The Myth Of The Level Playing Field

Worth A Look, Regulation, Frontier Centre

Frankly, an “in-and-out” scheme sounds quaintly titillating. But a possible in-and-out scheme run by the Conservative party in the last federal election promises to dominate question period and national news coverage for the next week or two, perhaps longer.

Elections Canada is investigating (with more enthusiasm and vigour than the infraction would justify) whether the national Tory campaign bought more advertising than it was allowed in the 2006 campaign by disguising some of its national ads as local ones.

Local candidates and national campaigns have separate limits on how much they may spend on advertising between the day the writs are issued and voting day. For eight months or more now, Elections Canada has been investigating whether the national Tory campaign exceeded its limit last time by having local candidates with room left in their advertising limits buy radio and television time during which national campaign messages were run.

The practice is nothing new. When the Liberals were the ones flush with campaign cash, they did something similar.

The trick is to edit the ads just enough that they can be argued to be, technically, local. The problem is, determining whether the edits are sufficient is left to the highly subjective bureaucrats at Elections Canada.

Back when the Liberals were in power and taking advantage of this quasi-loophole — long before the Tories came to office — I argued this rule was anti-democratic, an unjustifiable limit on free speech. Most of our campaign financing and spending laws are.

Elections Canada officials, academics, spending-limit advocates and most of our politicians insist that for our elections to be “fair,” we must have severe restrictions on fundraising and campaign spending so that all candidates and parties enjoy a “level playing field.” In backing Canada’s highly restrictive campaign finance laws, even the Supreme Court bought into this touchy-feely line of reasoning.

This is emotionalism — niceness — masquerading as rational public policy.
It sounds good. It should work: Making every party and candidate live with the same fundraising and spending limits should take the big-money advantage out of elections.

But as Bradley Smith of Capital University law school, one of the leading experts in the world on election law and campaign finance, has determined, the advantage of money in elections is overstated and there is no empirical evidence in any western democracy of spending limits making election outcomes more equitable.

Big spending by one campaign can easily backfire on the party or candidate doing the spending. Big-bucks campaigns tend to make voters resentful. Voters dislike the implication that their intelligence (and votes) can be manipulated by slick ads. In less than 40 per cent of the campaigns Smith has studied — in which one candidate or party outspent his or its rivals by 20 per cent or more –has the free spender won.

My beef with our campaign finance laws is not so much that they are ineffective (although that is bad enough), but that they do violence to our freedom of speech and association. In a democracy, it is not for the government to tell candidates how much they can spend –period.

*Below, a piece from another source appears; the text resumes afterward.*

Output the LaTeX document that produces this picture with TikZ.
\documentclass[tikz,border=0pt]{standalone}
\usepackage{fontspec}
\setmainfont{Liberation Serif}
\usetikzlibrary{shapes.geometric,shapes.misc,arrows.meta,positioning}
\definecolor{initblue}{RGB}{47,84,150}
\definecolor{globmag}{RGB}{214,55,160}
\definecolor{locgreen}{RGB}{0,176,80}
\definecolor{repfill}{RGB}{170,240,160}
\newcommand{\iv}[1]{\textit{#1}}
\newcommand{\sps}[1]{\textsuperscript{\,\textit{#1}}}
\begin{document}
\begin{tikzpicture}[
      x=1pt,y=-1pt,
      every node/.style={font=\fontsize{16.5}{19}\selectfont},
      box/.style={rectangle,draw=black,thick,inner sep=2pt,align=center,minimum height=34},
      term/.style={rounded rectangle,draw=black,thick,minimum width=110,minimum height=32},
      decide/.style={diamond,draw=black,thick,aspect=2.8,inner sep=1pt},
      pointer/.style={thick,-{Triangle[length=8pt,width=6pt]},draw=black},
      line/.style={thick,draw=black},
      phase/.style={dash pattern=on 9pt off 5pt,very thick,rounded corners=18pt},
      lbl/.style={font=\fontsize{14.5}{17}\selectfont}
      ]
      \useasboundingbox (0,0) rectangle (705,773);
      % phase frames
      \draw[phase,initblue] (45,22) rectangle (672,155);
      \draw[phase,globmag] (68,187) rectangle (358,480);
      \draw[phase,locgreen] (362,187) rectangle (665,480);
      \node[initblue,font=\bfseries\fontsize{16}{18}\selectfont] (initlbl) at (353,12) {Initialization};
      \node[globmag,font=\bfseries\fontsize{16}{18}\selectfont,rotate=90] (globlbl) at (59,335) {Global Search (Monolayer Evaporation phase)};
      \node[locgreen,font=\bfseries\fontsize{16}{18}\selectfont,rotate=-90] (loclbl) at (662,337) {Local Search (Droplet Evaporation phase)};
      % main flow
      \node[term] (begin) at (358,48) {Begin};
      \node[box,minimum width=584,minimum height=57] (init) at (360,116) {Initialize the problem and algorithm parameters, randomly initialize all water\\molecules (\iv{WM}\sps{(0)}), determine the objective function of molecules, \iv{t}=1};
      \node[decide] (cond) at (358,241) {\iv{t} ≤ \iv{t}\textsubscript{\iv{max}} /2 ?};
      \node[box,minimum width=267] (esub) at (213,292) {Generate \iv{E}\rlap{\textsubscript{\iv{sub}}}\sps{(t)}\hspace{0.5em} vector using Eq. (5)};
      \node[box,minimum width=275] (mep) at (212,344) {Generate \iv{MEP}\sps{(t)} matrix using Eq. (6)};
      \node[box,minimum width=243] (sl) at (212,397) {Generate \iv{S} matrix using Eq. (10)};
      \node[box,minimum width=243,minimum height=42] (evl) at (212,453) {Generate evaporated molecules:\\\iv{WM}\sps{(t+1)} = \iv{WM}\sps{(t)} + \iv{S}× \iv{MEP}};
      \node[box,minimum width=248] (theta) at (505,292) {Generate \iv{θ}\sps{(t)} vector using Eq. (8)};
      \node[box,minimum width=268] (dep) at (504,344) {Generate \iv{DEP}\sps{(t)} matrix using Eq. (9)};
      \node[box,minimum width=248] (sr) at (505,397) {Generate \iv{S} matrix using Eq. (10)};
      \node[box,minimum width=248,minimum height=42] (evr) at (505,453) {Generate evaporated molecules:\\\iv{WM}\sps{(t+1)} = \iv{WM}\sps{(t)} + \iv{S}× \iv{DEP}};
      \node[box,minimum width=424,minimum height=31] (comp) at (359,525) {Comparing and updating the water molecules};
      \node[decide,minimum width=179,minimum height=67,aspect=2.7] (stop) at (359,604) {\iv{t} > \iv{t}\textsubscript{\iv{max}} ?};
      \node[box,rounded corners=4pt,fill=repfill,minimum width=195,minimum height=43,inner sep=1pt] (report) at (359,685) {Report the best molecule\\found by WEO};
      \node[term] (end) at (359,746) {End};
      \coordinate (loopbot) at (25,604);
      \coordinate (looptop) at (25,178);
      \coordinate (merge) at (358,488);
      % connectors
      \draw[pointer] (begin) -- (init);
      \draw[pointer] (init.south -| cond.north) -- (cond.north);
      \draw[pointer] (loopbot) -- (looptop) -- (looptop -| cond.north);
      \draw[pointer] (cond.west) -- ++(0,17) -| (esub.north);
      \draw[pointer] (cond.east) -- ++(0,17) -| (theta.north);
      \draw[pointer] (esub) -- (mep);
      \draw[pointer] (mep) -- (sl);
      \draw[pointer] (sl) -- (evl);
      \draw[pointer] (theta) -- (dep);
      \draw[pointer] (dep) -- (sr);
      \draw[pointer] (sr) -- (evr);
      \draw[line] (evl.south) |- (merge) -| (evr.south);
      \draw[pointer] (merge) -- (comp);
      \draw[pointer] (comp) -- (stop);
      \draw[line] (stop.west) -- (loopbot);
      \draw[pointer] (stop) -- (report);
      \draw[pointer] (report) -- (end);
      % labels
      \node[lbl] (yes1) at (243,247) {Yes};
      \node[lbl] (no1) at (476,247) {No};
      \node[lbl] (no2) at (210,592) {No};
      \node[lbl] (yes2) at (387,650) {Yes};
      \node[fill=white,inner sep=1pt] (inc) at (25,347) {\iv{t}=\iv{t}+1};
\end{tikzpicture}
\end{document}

There are two reasons, then, that I dislike the law forbidding in-and-out advertising arrangements: It doesn’t produce fairer elections, but it does damage freedom and democracy.

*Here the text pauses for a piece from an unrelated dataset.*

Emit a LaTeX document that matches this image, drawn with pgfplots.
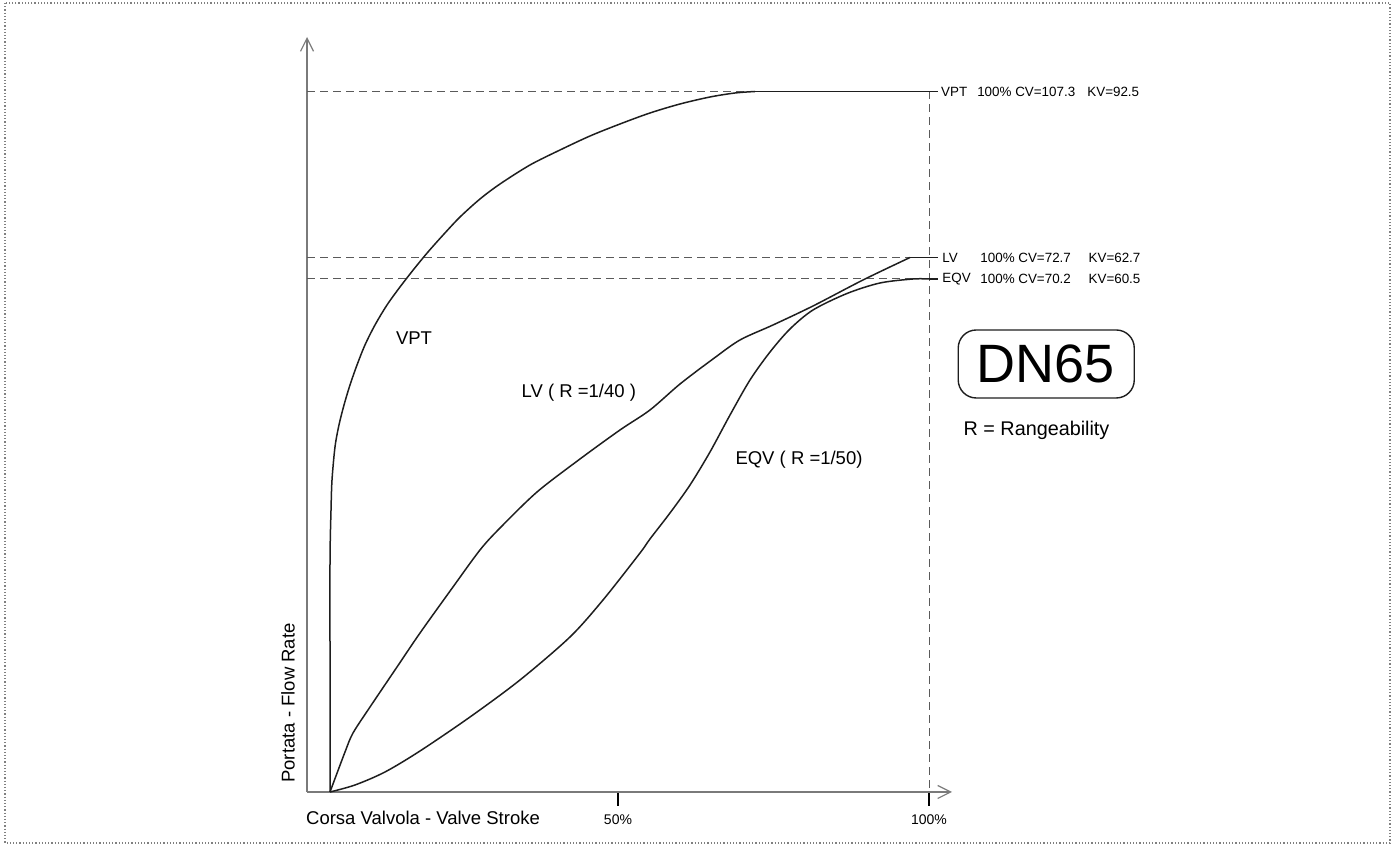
\documentclass[border=0pt]{standalone}
\usepackage{pgfplots}
\pgfplotsset{compat=1.18}
\usetikzlibrary{arrows.meta}
\usepackage{fontspec}
\setmainfont{Liberation Sans}
\definecolor{curve}{HTML}{1E1E1E}
\definecolor{guide}{HTML}{5A5A5A}
\definecolor{axisgray}{HTML}{7A7A7A}
\begin{document}
\begin{tikzpicture}
\begin{axis}[
  x=3.11pt, y=0.5pt,
  xmin=0, xmax=103.7, ymin=0, ymax=755,
  axis lines=left,
  axis line style={axisgray, line width=0.6pt, -{Straight Barb[length=6.5pt,width=6.5pt]}},
  xtick={50,100}, xticklabels={50\%,100\%},
  ytick=\empty,
  tick align=outside,
  major tick length=7pt,
  tick style={black, line width=0.6pt},
  xticklabel style={font=\fontsize{7}{8}\selectfont, yshift=-1pt},
  clip=false,
]
% full picture extent
\path (axis cs:-49.36,792) rectangle (axis cs:174.76,-54);
\draw[gray, line width=0.6pt, densely dotted] (axis cs:-48.55,789) rectangle (axis cs:174.1,-51);

% guide lines
\addplot[guide, line width=0.5pt, dash pattern=on 4pt off 2.5pt] coordinates {(0,700.5) (100,700.5)};
\addplot[guide, line width=0.5pt, dash pattern=on 4pt off 2.5pt] coordinates {(0,534.5) (100,534.5)};
\addplot[guide, line width=0.5pt, dash pattern=on 4pt off 2.5pt] coordinates {(0,513) (100,513)};
\addplot[guide, line width=0.5pt, dash pattern=on 4pt off 2.5pt] coordinates {(100,700.5) (100,0)};
\addplot[curve, line width=0.6pt] coordinates {(100,700.5) (101.4,700.5)};
\addplot[curve, line width=0.6pt] coordinates {(96.95,534.5) (101.4,534.5)};
\addplot[curve, line width=0.6pt] coordinates {(100,513) (101.4,513)};

% VPT
\addplot[curve, line width=0.75pt, smooth, tension=0.5] coordinates {
(3.70,0) (3.70,120) (3.70,232) (3.86,282) (4.02,312) (4.50,345) (5.14,367)
(5.95,387) (6.91,407) (8.04,427) (9.32,447) (10.93,467) (12.86,487)
(14.95,505) (17.20,523) (19.45,540) (22.03,558) (24.60,575) (27.81,593)
(31.03,608) (35.85,627) (40.68,642) (45.50,656) (50.32,668) (55.14,679)
(59.97,688) (64.79,695) (68.81,699) (72.03,700.5)};
\addplot[curve, line width=0.75pt] coordinates {(72.03,700.5) (100,700.5)};
% LV
\addplot[curve, line width=0.75pt, smooth, tension=0.5] coordinates {
(3.70,0) (6.11,40) (7.40,59) (10.13,85) (14.47,125) (18.17,159) (23.47,205)
(27.81,242) (31.03,264) (36.98,300) (43.89,333) (50.32,362) (55.14,382)
(59.97,408) (65.27,433) (69.61,452) (74.92,467) (81.35,486) (89.39,512)
(96.95,534.5)};
% EQV
\addplot[curve, line width=0.75pt, smooth, tension=0.5] coordinates {
(3.70,0) (7.72,7) (12.54,20) (18.17,41) (26.21,75) (34.24,112) (42.28,155)
(47.59,192) (53.54,239) (55.14,253) (58.36,279) (61.58,307) (64.79,340)
(68.01,377) (71.22,412) (74.44,440) (77.65,463) (81.35,482) (86.82,498.5)
(92.12,509) (97.43,513) (100,513)};

% right-hand annotations
\begin{scope}[font=\fontsize{6.7}{8}\selectfont]
\node[anchor=west, inner sep=0pt] at (axis cs:101.9,700.5) {VPT};
\node[anchor=west, inner sep=0pt] at (axis cs:107.7,700.5) {100\% CV=107.3};
\node[anchor=west, inner sep=0pt] at (axis cs:125.4,700.5) {KV=92.5};
\node[anchor=west, inner sep=0pt] at (axis cs:102.1,534.5) {LV};
\node[anchor=west, inner sep=0pt] at (axis cs:108.2,534.5) {100\% CV=72.7};
\node[anchor=west, inner sep=0pt] at (axis cs:125.6,534.5) {KV=62.7};
\node[anchor=west, inner sep=0pt] at (axis cs:102.1,513) {EQV};
\node[anchor=west, inner sep=0pt] at (axis cs:108.2,513) {100\% CV=70.2};
\node[anchor=west, inner sep=0pt] at (axis cs:125.6,513) {KV=60.5};
\end{scope}

% curve labels
\begin{scope}[font=\fontsize{9.25}{11}\selectfont]
\node at (axis cs:17.2,454) {VPT};
\node at (axis cs:43.7,399) {LV ( R =1/40 )};
\node at (axis cs:79.1,332) {EQV ( R =1/50)};
\node[anchor=west, inner sep=0pt] at (axis cs:-0.2,-26) {Corsa Valvola - Valve Stroke};
\node[rotate=90, inner sep=0pt] at (axis cs:-3.05,89) {Portata - Flow Rate};
\end{scope}

% DN65 box
\draw[curve, line width=0.7pt, rounded corners=9pt] (axis cs:104.7,462) rectangle (axis cs:133.0,394);
\node[font=\fontsize{27}{30}\selectfont] at (axis cs:118.8,428) {DN65};
\node[anchor=west, inner sep=0pt, font=\fontsize{9.9}{12}\selectfont] at (axis cs:105.5,362) {R = Rangeability};
\end{axis}
\end{tikzpicture}
\end{document}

Still, I am not going to ride to the Conservatives’ defence just because I object to our campaign finance laws or because I have contempt for the holier-than-thou attitude behind them.

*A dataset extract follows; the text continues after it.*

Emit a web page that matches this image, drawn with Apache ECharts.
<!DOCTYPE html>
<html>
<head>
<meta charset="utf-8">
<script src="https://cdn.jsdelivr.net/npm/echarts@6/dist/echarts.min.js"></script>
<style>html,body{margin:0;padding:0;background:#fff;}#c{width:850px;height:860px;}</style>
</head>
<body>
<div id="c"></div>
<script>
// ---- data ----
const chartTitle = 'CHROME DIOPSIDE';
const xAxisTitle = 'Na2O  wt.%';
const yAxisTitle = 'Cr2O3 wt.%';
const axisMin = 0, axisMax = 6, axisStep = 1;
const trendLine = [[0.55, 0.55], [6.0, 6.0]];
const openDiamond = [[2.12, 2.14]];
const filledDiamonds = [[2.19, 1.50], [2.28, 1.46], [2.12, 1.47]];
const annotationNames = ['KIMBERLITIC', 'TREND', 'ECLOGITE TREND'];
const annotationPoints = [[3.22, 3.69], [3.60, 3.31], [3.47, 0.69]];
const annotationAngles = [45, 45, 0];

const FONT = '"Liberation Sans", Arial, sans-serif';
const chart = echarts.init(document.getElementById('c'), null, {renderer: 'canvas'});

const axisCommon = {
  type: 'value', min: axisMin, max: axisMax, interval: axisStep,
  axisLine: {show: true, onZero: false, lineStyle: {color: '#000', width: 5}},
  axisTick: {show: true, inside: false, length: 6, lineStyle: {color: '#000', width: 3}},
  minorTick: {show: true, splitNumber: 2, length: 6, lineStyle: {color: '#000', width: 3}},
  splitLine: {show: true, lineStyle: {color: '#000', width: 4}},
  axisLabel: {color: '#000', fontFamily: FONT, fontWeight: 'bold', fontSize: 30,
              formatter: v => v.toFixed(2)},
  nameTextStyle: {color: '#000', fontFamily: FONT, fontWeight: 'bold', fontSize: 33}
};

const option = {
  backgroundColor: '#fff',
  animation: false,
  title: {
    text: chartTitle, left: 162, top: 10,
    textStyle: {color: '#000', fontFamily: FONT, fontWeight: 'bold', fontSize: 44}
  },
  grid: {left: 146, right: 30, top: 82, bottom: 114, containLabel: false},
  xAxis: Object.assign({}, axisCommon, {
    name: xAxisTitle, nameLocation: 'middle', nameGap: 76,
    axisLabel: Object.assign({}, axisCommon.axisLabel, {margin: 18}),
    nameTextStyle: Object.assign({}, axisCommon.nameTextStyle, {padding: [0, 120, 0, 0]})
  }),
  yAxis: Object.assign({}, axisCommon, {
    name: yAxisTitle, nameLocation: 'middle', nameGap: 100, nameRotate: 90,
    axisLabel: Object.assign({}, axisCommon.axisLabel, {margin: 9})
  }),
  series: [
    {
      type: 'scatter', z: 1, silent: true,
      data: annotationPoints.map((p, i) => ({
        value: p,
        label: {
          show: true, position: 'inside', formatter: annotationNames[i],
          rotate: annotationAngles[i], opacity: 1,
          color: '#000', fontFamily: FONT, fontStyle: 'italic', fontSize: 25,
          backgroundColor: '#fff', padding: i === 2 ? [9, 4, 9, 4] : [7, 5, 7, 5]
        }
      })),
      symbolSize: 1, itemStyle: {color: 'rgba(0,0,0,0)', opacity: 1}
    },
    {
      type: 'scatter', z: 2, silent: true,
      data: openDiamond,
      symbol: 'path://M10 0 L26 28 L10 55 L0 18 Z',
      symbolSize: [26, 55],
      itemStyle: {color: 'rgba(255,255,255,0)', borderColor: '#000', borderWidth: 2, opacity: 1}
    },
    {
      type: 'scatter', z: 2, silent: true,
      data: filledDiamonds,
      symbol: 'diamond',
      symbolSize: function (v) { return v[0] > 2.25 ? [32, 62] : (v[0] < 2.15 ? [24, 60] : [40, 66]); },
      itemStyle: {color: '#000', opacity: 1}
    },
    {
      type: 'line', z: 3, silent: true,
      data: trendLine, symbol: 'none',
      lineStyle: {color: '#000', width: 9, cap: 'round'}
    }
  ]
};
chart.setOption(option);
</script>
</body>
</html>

And while I am persuaded by accusations from the Conservatives and their defenders that Elections Canada’s investigation of this case is motivated, at least in part, by elections bureaucrats’ contempt for Prime Minister Harper, I am not going to say the investigation utterly lacks merit.

Since long before he was PM, Harper has had a series of run-ins with the federal election regulators. As president of the National Citizens Coalition(NCC), he fought Elections Canada over its advocacy of laws effectively forbidding third-party advertising during elections by groups such as the NCC. He also fought them on their highly selective prosecutions under the law forbidding early posting of election returns on the Internet. And most recently, as prime minister, Harper has upbraided the election regulators for subverting the will of Parliament by permitting veiled women to cast ballots in federal by-elections.

I have little doubt that Elections Canada arranged this week’s high-profile, RCMP-aided “raid” on Conservative party headquarters, in part, just to embarrass Mr. Harper and his government. You wouldn’t have to work too hard, either, to convince me the Liberals showed up with a professional video crew, just minutes after police arrived at Tory HQ, because someone at the regulator tipped the opposition.

Still, even if Elections Canada is prosecuting a useless and silly law, and prosecuting it selectively with intent to embarrass the government, in-and-out schemes are illegal in Canada. And until the Tories summon the courage to reform our election laws and make them more democratic, they should be expected to abide by them.